Highlighting a few great talks

Accessibility Auditing

I was pleased to see a number of presentations addressing digital accessibility as an important aspect of UX, which has been a focus of my recent work at the RAC. It was particularly useful to see how other institutions are moving beyond an introductory understanding of accessibility to more robust audit and design work. A great example of this was the presentation “A Web Accessibility Audit is Easier with Teamwork” from Amy Deschenes, Enrique Diaz, and Maura Ferrarini. They presented on the work of a cross-functional team of twelve at Harvard Libraries that conducted a major audit and remediation of 14 library systems based on the WCAG 2.1 AA guidelines to be in line with Harvard’s recent Digital Accessibility Policy. They shared a lot of specifics about their project management approach, workflows, and specific tools used for testing and communicating actionable findings, which I found very useful and potentially scalable to smaller teams.
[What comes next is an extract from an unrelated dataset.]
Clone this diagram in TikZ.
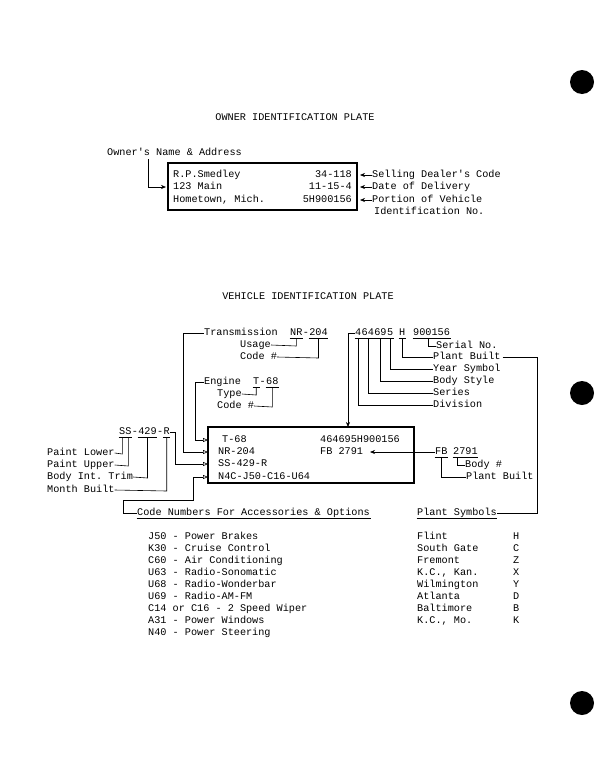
\documentclass[tikz,border=0pt]{standalone}
\usepackage{fontspec}
\setmonofont{Liberation Mono}
\usetikzlibrary{arrows.meta}
\begin{document}
\begin{tikzpicture}[x=1pt,y=-1pt,font=\ttfamily\fontsize{10.2}{12}\selectfont,
  t/.style={anchor=west,inner sep=0pt,text height=7pt,text depth=2pt},
  tr/.style={anchor=east,inner sep=0pt,text height=7pt,text depth=2pt},
  nx/.style={t,at={(#1.east)}},
  ln/.style={line width=0.6pt},
  ar/.style={ln,-{Stealth[length=5pt,width=4pt]}},
  oa/.style={ln,-{Triangle[open,length=5pt,width=4pt]}},
  ul/.style={ln,shorten <=-0.5pt,shorten >=-0.5pt}]
\newcommand\under[1]{\draw[ul] ([yshift=-1pt]#1.south west) -- ([yshift=-1pt]#1.south east);}
\useasboundingbox (0,0) rectangle (600,766);
\fill[white] (0,0) rectangle (600,766);
\foreach \yy in {82,393,703}{\fill (582,\yy) circle (12);}
% Owner plate
\node[inner sep=0] (t1) at (295,117) {OWNER IDENTIFICATION PLATE};
\node[t] (own) at (107,153) {Owner's Name \& Address};
\draw[line width=1.4pt] (168,163) rectangle (357,210);
\node[t] (o1) at (173,175) {R.P.Smedley};
\node[t] (o2) at (173,187) {123 Main};
\node[t] (o3) at (173,200) {Hometown, Mich.};
\node[tr] (o4) at (352,175) {34-118};
\node[tr] (o5) at (352,187) {11-15-4};
\node[tr] (o6) at (352,200) {5H900156};
\coordinate (ob) at (166,187);
\draw[ar] (148,159) -- (148,187) -- (ob);
\node[t] (l1) at (372,175) {Selling Dealer's Code};
\node[t] (l2) at (372,187) {Date of Delivery};
\node[t] (l3) at (372,200) {Portion of Vehicle};
\node[t] (l4) at (374,212) {Identification No.};
\draw[ar] (l1.west) -- (360,175);
\draw[ar] (l2.west) -- (360,187);
\draw[ar] (l3.west) -- (360,200);
% Vehicle plate
\node[inner sep=0] (t2) at (308,296) {VEHICLE IDENTIFICATION PLATE};
\draw[line width=1.4pt] (208,427) rectangle (414,483);
\node[t] (v1) at (222,440) {T-68};
\node[t] (v2) at (218,452) {NR-204};
\node[t] (v3) at (218,464) {SS-429-R};
\node[t] (v4) at (218,477) {N4C-J50-C16-U64};
\node[t] (v5) at (320,440) {464695H900156};
\node[t] (v6) at (320,452) {FB 2791};
% Transmission
\node[t] (tr) at (204,333) {Transmission};
\node[t] (nr) at (290,333) {NR};
\node[nx=nr] (d1) {-};
\node[nx=d1] (n204) {204};
\under{nr}\under{n204}
\node[t] (us) at (240,345) {Usage};
\node[t] (cd) at (240,357) {Code \#};
\draw[ln] (us.east) -- ([yshift=-1pt]nr.south |- us.east) -- ([yshift=-1pt]nr.south);
\draw[ln] (cd.east) -- ([yshift=-1pt]n204.south |- cd.east) -- ([yshift=-1pt]n204.south);
\draw[oa] (tr.west) -- (183,333) -- (183,452) -- (208,452);
% Engine
\node[t] (en) at (204,382) {Engine};
\node[t] (et) at (253,382) {T};
\node[nx=et] (d2) {-};
\node[nx=d2] (e68) {68};
\under{et}\under{e68}
\node[t] (ty) at (217,394) {Type};
\node[t] (cd2) at (217,406) {Code \#};
\draw[ln] (ty.east) -- ([yshift=-1pt]et.south |- ty.east) -- ([yshift=-1pt]et.south);
\draw[ln] (cd2.east) -- ([yshift=-1pt]e68.south |- cd2.east) -- ([yshift=-1pt]e68.south);
\draw[oa] (en.west) -- (195,382) -- (195,440) -- (208,440);
% SS-429-R
\node[t] (ss) at (119,432) {SS};
\node[nx=ss] (d3) {-};
\node[nx=d3] (s429) {429};
\node[nx=s429] (d4) {-};
\node[nx=d4] (sr) {R};
\under{ss}\under{s429}\under{sr}
\draw[oa] (sr.east) -- (175,432) -- (175,464) -- (208,464);
\node[t] (pl) at (47,453) {Paint Lower};
\node[t] (pu) at (47,465) {Paint Upper};
\node[t] (bt) at (47,477) {Body Int. Trim};
\node[t] (mb) at (47,490) {Month Built};
\draw[ln] (pl.east) -- ([yshift=-1pt,xshift=-3pt]ss.south |- pl.east) -- ([yshift=-1pt,xshift=-3pt]ss.south);
\draw[ln] (pu.east) -- ([yshift=-1pt,xshift=3pt]ss.south |- pu.east) -- ([yshift=-1pt,xshift=3pt]ss.south);
\draw[ln] (bt.east) -- ([yshift=-1pt]s429.south |- bt.east) -- ([yshift=-1pt]s429.south);
\draw[ln] (mb.east) -- ([yshift=-1pt]sr.south |- mb.east) -- ([yshift=-1pt]sr.south);
% Code numbers
\node[t] (cn) at (137,513) {Code Numbers For Accessories \& Options};
\under{cn}
\draw[oa] (cn.west) -- (123,513) -- (123,500) -- (193,500) -- (193,477) -- (208,477);
% VIN
\node[t] (g1) at (355,333) {4};
\node[nx=g1] (g2) {64};
\node[nx=g2] (g3) {69};
\node[nx=g3] (g4) {5};
\node[t] (gh) at (399,333) {H};
\node[t] (gs) at (413,333) {900156};
\foreach \g in {g1,g2,g3,g4,gh,gs}{\under{\g}}
\draw[ar] (g1.west) -- (348,333) -- (348,427);
\node[t] (sn) at (436,346) {Serial No.};
\node[t] (pb) at (433,357) {Plant Built};
\node[t] (ys) at (433,369) {Year Symbol};
\node[t] (bs) at (433,381) {Body Style};
\node[t] (se) at (433,393) {Series};
\node[t] (di) at (433,405) {Division};
\draw[ln] ([yshift=-1pt,xshift=-22pt]gs.south east) -- ([xshift=-22pt]gs.south east |- sn.west) -- (sn.west);
\draw[ln] ([yshift=-1pt]gh.south) -- (gh.south |- pb.west) -- (pb.west);
\draw[ln] ([yshift=-1pt]g4.south) -- (g4.south |- ys.west) -- (ys.west);
\draw[ln] ([yshift=-1pt]g3.south) -- (g3.south |- bs.west) -- (bs.west);
\draw[ln] ([yshift=-1pt]g2.south) -- (g2.south |- se.west) -- (se.west);
\draw[ln] ([yshift=-1pt]g1.south) -- (g1.south |- di.west) -- (di.west);
% Plant symbols
\node[t] (ps) at (417,513) {Plant Symbols};
\under{ps}
\draw[ln] ([xshift=2pt]pb.east) -- (537,357) -- (537,513) -- (ps.east);
% FB 2791
\node[t] (fb) at (435,452) {FB};
\node[t] (f2791) at (453,452) {2791};
\under{fb}\under{f2791}
\draw[ar] (fb.west) -- (370,452);
\node[t] (bn) at (465,465) {Body \#};
\node[t] (pb2) at (466,477) {Plant Built};
\draw[ln] ([yshift=-1pt,xshift=4pt]f2791.south west) -- ([xshift=4pt]f2791.south west |- bn.west) -- (bn.west);
\draw[ln] ([yshift=-1pt]fb.south) -- (fb.south |- pb2.west) -- (pb2.west);
% lists
\foreach \s [count=\i] in {J50 - Power Brakes, K30 - Cruise Control, C60 - Air Conditioning, U63 - Radio-Sonomatic, U68 - Radio-Wonderbar, U69 - Radio-AM-FM, C14 or C16 - 2 Speed Wiper, A31 - Power Windows, N40 - Power Steering}
  \node[t] (a\i) at (148,{525+12*\i}) {\s};
\foreach \s/\c [count=\i] in {Flint/H, South Gate/C, Fremont/Z, {K.C., Kan.}/X, Wilmington/Y, Atlanta/D, Baltimore/B, {K.C., Mo.}/K}{
  \node[t] (p\i) at (417,{525+12*\i}) {\s};
  \node[t] (c\i) at (513,{525+12*\i}) {\c};}
\end{tikzpicture}
\end{document}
Measuring and building UX maturity

I also wanted to highlight a talk from Jaci Wilkinson and Scott W. H. Young titled “Assessing UX Maturity, Advocating UX Growth” that synthesized results from the DLF UX working group’s findings from a literature review, as well as a research study on organizational UX maturity in academic libraries for a paper now available in Information Technology and Libraries. The work looks to Nielsen Norman’s 8 Stages of UX Maturity as a measure, and identifies factors that boost UX maturity in academic libraries including leadership support and resource allocation such as having a dedicated UX group/committee, a dedicated UX lead, collaboration across departments, and the inclusion of UX in strategic planning. I’m excited to delve more into the paper and findings from the literature review, because I think archives have a lot to learn from our library colleagues in this field, and this kind of research can give us important strategies and tools for leveling-up our own UX practice or increasing collaboration with existing UX practitioners in our institutions.

Usability Testing Toolkit

Finally, I want to highlight a resource that I learned about from Tobi Hines and Kevin Kidwell’s talk “Usability Testing Toolkit: Methods, Processes & Best Practices,” which is their usability testing toolkit made available by the Usability Working Group at Cornell University Library. I’ve been working on some usability testing templates to better operationalize our testing and enable staff across the RAC to more easily engage with the work, and really appreciate these as a resource. The templates made available by UX @ Harvard Library have also been a great resource. I’m glad to see institutions sharing their workflows and scripts.